In the manufacturing sector, automation and robotics have played a key role over the past 50 years in increasing efficiencies and productivity, and Leong firmly believes it’s only a matter of time before agriculture catches up. A number of companies have developed driverless tractors, including SeedMaster, which recently unveiled DOT — its autonomous farm technology.
“Some countries already have driverless trucks and trains,” he says. “Farmers may shortly have the opportunity to make an investment in technology that can run 24 hours a day without them needing to be present.”
As much as that might seem a bit like science fiction right now to many farmers, technology has a habit of becoming the conventional practice — fast. What isn’t always as easy to accept as the latest gadget or software program is the idea of change itself.
Many of the changes Leong has managed over his career have been large, such as amalgamating two facilities into one or applying advanced technology to speed up processes and reduce labour costs, but they all start out the same way — with a certain amount of resistance to change.
“When you introduce change it’s best to do it in baby steps and when making a big change like an amalgamation or implementation of Lean I don’t use those terminologies, because there is always a fear factor when it comes to change,” says Leong.
“It comes down to presenting the facts and data to show the benefits of reducing waste in the operation and that the things you want. Go for the quick hits and show people that changes can bring success.”
Eliminate waste on the farm
“Everytime we eliminate waste from the farm, we increase capacity.”
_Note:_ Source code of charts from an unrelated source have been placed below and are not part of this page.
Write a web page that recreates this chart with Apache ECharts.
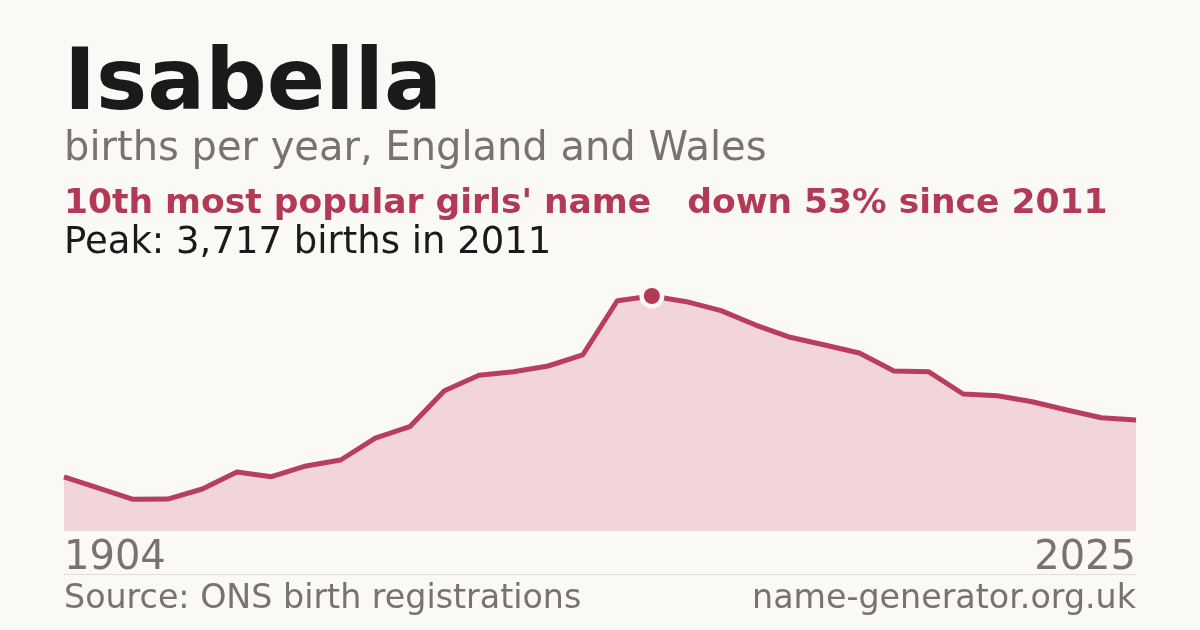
<!DOCTYPE html>
<html>
<head>
<meta charset="utf-8">
<script src="https://cdn.jsdelivr.net/npm/echarts@6/dist/echarts.min.js"></script>
<style>
html,body{margin:0;padding:0;background:#faf9f5;}
#chart{width:1200px;height:630px;}
</style>
</head>
<body>
<div id="chart"></div>
<script>
const years = [1904, 1995, 1996, 1997, 1998, 1999, 2000, 2001, 2002, 2003, 2004, 2005, 2006, 2007, 2008, 2009, 2010, 2011, 2012, 2013, 2014, 2015, 2016, 2017, 2018, 2019, 2020, 2021, 2022, 2023, 2024, 2025];
const births = [842, 667, 488, 492, 651, 921, 847, 1017, 1112, 1461, 1641, 2213, 2457, 2515, 2605, 2780, 3642, 3717, 3627, 3484, 3256, 3061, 2939, 2812, 2526, 2515, 2160, 2133, 2038, 1906, 1784, 1747];
const titleText = 'Isabella';
const subtitleText = 'births per year, England and Wales';
const rankText = "10th most popular girls' name   down 53% since 2011";
const peakText = 'Peak: 3,717 births in 2011';
const sourceText = 'Source: ONS birth registrations';
const siteText = 'name-generator.org.uk';

const FONT = '"DejaVu Sans", sans-serif';
const RED = '#b23a56';
const GREY = '#78736c';
const chart = echarts.init(document.getElementById('chart'));
chart.setOption({
  backgroundColor: '#faf9f5',
  animation: false,
  grid: { left: 64, right: 64, top: 296, bottom: 100 },
  xAxis: {
    type: 'category',
    data: years,
    boundaryGap: false,
    axisLine: { show: true, lineStyle: { color: '#e2ded6', width: 1 } },
    axisTick: { show: false },
    splitLine: { show: false },
    axisLabel: {
      interval: function (i) { return i === 0 || i === years.length - 1; },
      fontFamily: FONT, fontSize: 40, color: GREY, margin: 9,
      alignMinLabel: 'left', alignMaxLabel: 'right'
    }
  },
  yAxis: {
    type: 'value', min: 0, max: Math.max.apply(null, births),
    show: false, splitLine: { show: false }
  },
  series: [{
    type: 'line',
    data: births,
    symbol: 'none',
    lineStyle: { color: '#b83e5e', width: 5 },
    areaStyle: { color: '#f1d5da', opacity: 1 },
    z: 2,
    markPoint: {
      silent: true,
      label: { show: false },
      data: [
        { type: 'max', symbol: 'circle', symbolSize: 25, itemStyle: { color: '#faf9f5' } },
        { type: 'max', symbol: 'circle', symbolSize: 16, itemStyle: { color: '#b3395a' } }
      ]
    }
  }],
  graphic: [
    { type: 'text', left: 64, top: 44, style: { text: titleText, font: 'bold 86px ' + FONT, fill: '#1a1a1a' } },
    { type: 'text', left: 64, top: 130, style: { text: subtitleText, font: '40px ' + FONT, fill: GREY } },
    { type: 'text', left: 64, top: 187, style: { text: rankText, font: 'bold 34.5px ' + FONT, fill: RED } },
    { type: 'text', left: 64, top: 225, style: { text: peakText, font: '37px ' + FONT, fill: '#1a1a1a' } },
    { type: 'line', shape: { x1: 64, y1: 574.5, x2: 1136, y2: 574.5 }, style: { stroke: '#e2ded6', lineWidth: 1 } },
    { type: 'text', left: 64, top: 583, style: { text: sourceText, font: '33.3px ' + FONT, fill: GREY } },
    { type: 'text', right: 64, top: 583, style: { text: siteText, font: '33.3px ' + FONT, fill: GREY } }
  ]
});
</script>
</body>
</html>
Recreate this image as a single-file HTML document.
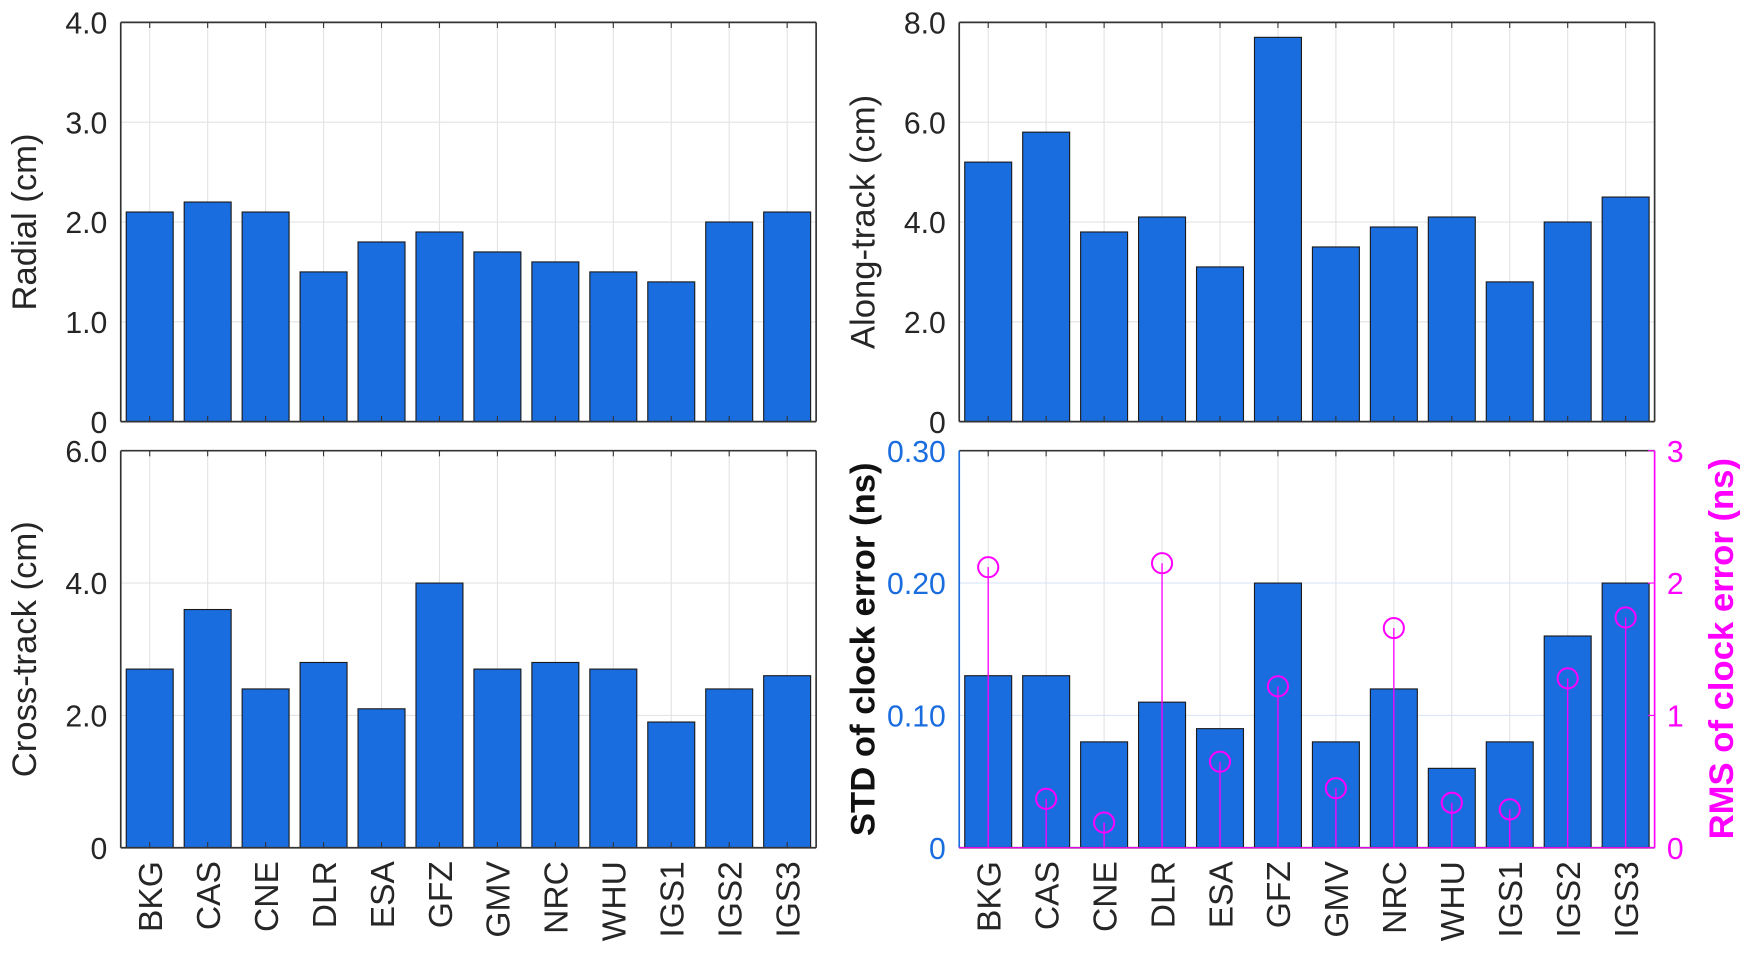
<!DOCTYPE html><html><head><style>html,body{margin:0;padding:0;background:#fff}svg{display:block}</style></head><body>
<svg id="s" width="1753" height="954" viewBox="0 0 1568 853" preserveAspectRatio="none" xmlns="http://www.w3.org/2000/svg" font-family="Liberation Sans, sans-serif"></svg>
<script>
const s=document.getElementById('s');let h='';
const names=['BKG','CAS','CNE','DLR','ESA','GFZ','GMV','NRC','WHU','IGS1','IGS2','IGS3'];
function panel(x0,y0,y1,vals,max,ticks,lab,ylabel,opt){
 const W=622,sw=W/12,H=y1-y0;
 const Y=v=>y1-v/max*H;
 for(let i=0;i<12;i++){const cx=x0+sw*(i+.5);h+=`<line x1="${cx}" y1="${y0}" x2="${cx}" y2="${y1}" stroke="#e3e3e3" stroke-width="1"/>`;}
 ticks.forEach((t,k)=>{if(t>0&&t<max)h+=`<line x1="${x0}" y1="${Y(t)}" x2="${x0+W}" y2="${Y(t)}" stroke="${opt&&opt.blue?'#d9e6fa':'#e3e3e3'}" stroke-width="1"/>`;});
 vals.forEach((v,i)=>{const cx=x0+sw*(i+.5);h+=`<rect x="${cx-21}" y="${Y(v)}" width="42" height="${y1-Y(v)}" fill="#1a6ddf" stroke="#1a1a1a" stroke-width="1"/>`;
  h+=`<line x1="${cx}" y1="${y1}" x2="${cx}" y2="${y1-5}" stroke="#333"/><line x1="${cx}" y1="${y0}" x2="${cx}" y2="${y0+5}" stroke="#333"/>`;});
 const lc=opt&&opt.blue?'#1a6ddf':'#333';
 h+=`<line x1="${x0}" y1="${y0}" x2="${x0+W}" y2="${y0}" stroke="#333" stroke-width="1.5"/>`;
 h+=`<line x1="${x0}" y1="${y1}" x2="${x0+W}" y2="${y1}" stroke="#333" stroke-width="1.5"/>`;
 h+=`<line x1="${x0}" y1="${y0}" x2="${x0}" y2="${y1}" stroke="${lc}" stroke-width="1.5"/>`;
 if(!(opt&&opt.blue))h+=`<line x1="${x0+W}" y1="${y0}" x2="${x0+W}" y2="${y1}" stroke="#333" stroke-width="1.5"/>`;
 ticks.forEach((t,k)=>{h+=`<text x="${x0-12}" y="${Y(t)+10}" font-size="27" fill="${opt&&opt.blue?'#1a6ddf':'#262626'}" text-anchor="end">${lab[k]}</text>`;});
 h+=`<text transform="translate(${x0-76},${(y0+y1)/2}) rotate(-90)" font-size="31" text-anchor="middle" ${opt&&opt.blue?'font-weight="bold" fill="#111"':'fill="#262626"'}>${ylabel}</text>`;
 if(opt&&opt.xl)names.forEach((n,i)=>{const cx=x0+sw*(i+.5);h+=`<text transform="translate(${cx+11},${y1+12}) rotate(-90)" font-size="30" fill="#262626" text-anchor="end">${n}</text>`;});
 return {x0,sw,y1,H};
}
panel(108,20,377,[2.1,2.2,2.1,1.5,1.8,1.9,1.7,1.6,1.5,1.4,2.0,2.1],4,[0,1,2,3,4],['0','1.0','2.0','3.0','4.0'],'Radial (cm)');
panel(858,20,377,[5.2,5.8,3.8,4.1,3.1,7.7,3.5,3.9,4.1,2.8,4.0,4.5],8,[0,2,4,6,8],['0','2.0','4.0','6.0','8.0'],'Along-track (cm)');
panel(108,403,758,[2.7,3.6,2.4,2.8,2.1,4.0,2.7,2.8,2.7,1.9,2.4,2.6],6,[0,2,4,6],['0','2.0','4.0','6.0'],'Cross-track (cm)',{xl:1});
const p=panel(858,403,758,[.13,.13,.08,.11,.09,.20,.08,.12,.06,.08,.16,.20],.3,[0,.1,.2,.3],['0','0.10','0.20','0.30'],'STD of clock error (ns)',{xl:1,blue:1});
const rms=[2.12,0.37,0.19,2.15,0.65,1.22,0.45,1.66,0.34,0.29,1.28,1.74];
rms.forEach((v,i)=>{const cx=858+p.sw*(i+.5),y=758-v/3*355;h+=`<line x1="${cx}" y1="758" x2="${cx}" y2="${y}" stroke="#ff00ff" stroke-width="1.2"/><circle cx="${cx}" cy="${y}" r="9" fill="none" stroke="#ff00ff" stroke-width="1.8"/>`;});
h+=`<line x1="858" y1="758" x2="1480" y2="758" stroke="#ff00ff" stroke-width="1.2"/><line x1="1480" y1="403" x2="1480" y2="758" stroke="#ff00ff" stroke-width="1.5"/>`;
[0,1,2,3].forEach(t=>{const y=758-t/3*355;h+=`<line x1="1474" y1="${y}" x2="1480" y2="${y}" stroke="#ff00ff"/><text x="1491" y="${y+10}" font-size="27" fill="#ff00ff">${t}</text>`;});
h+=`<text transform="translate(1550,580) rotate(-90)" font-size="31" font-weight="bold" fill="#ff00ff" text-anchor="middle">RMS of clock error (ns)</text>`;
s.innerHTML=h;
</script></body></html>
One of the foundations of Lean is to eliminate waste. Eliminating waste means adding capacity, says Ben Hartman of Clay Bottom Farm who applies Lean principles to his nine-acre farm near Goshen, Indiana, which grows specialty vegetables including for local artisanal restaurants.
Eliminating waste involves analyzing every process on the farm, and it involves all the steps needed to complete those processes, whether we’re talking seeding, fertilizing, spraying, feeding or moving livestock, harvesting, loading, unloading and transporting grain and animals.
Lean defines seven types of waste (some versions add an eighth) and it’s probably not hard for most farmers, if they cast a critical eye over their operation, to come up with a few examples of each on their own farm.
Leong’s seven (or eight) types of waste are:
- Overproduction — producing more product than is needed by customers or before they need it.
- Idle time or waiting — down time for owners, employees or machinery waiting for tools, supplies or repairs.
- Transportation waste — either time spent getting product to a customer, or conveying or handling of materials or product on-farm.
- Inventory — excess product, supplies or equipment and tools that take up extra storage space or require additional handling.
- Motion — unnecessary work movements.
- Correction — reworking or downgrading of defective products or products that don’t meet the customer’s specifications.
- Excess processes — additional steps that are not essential to complete a process.
- Non-utilized people – not identifying and applying the talents that people have to the best use.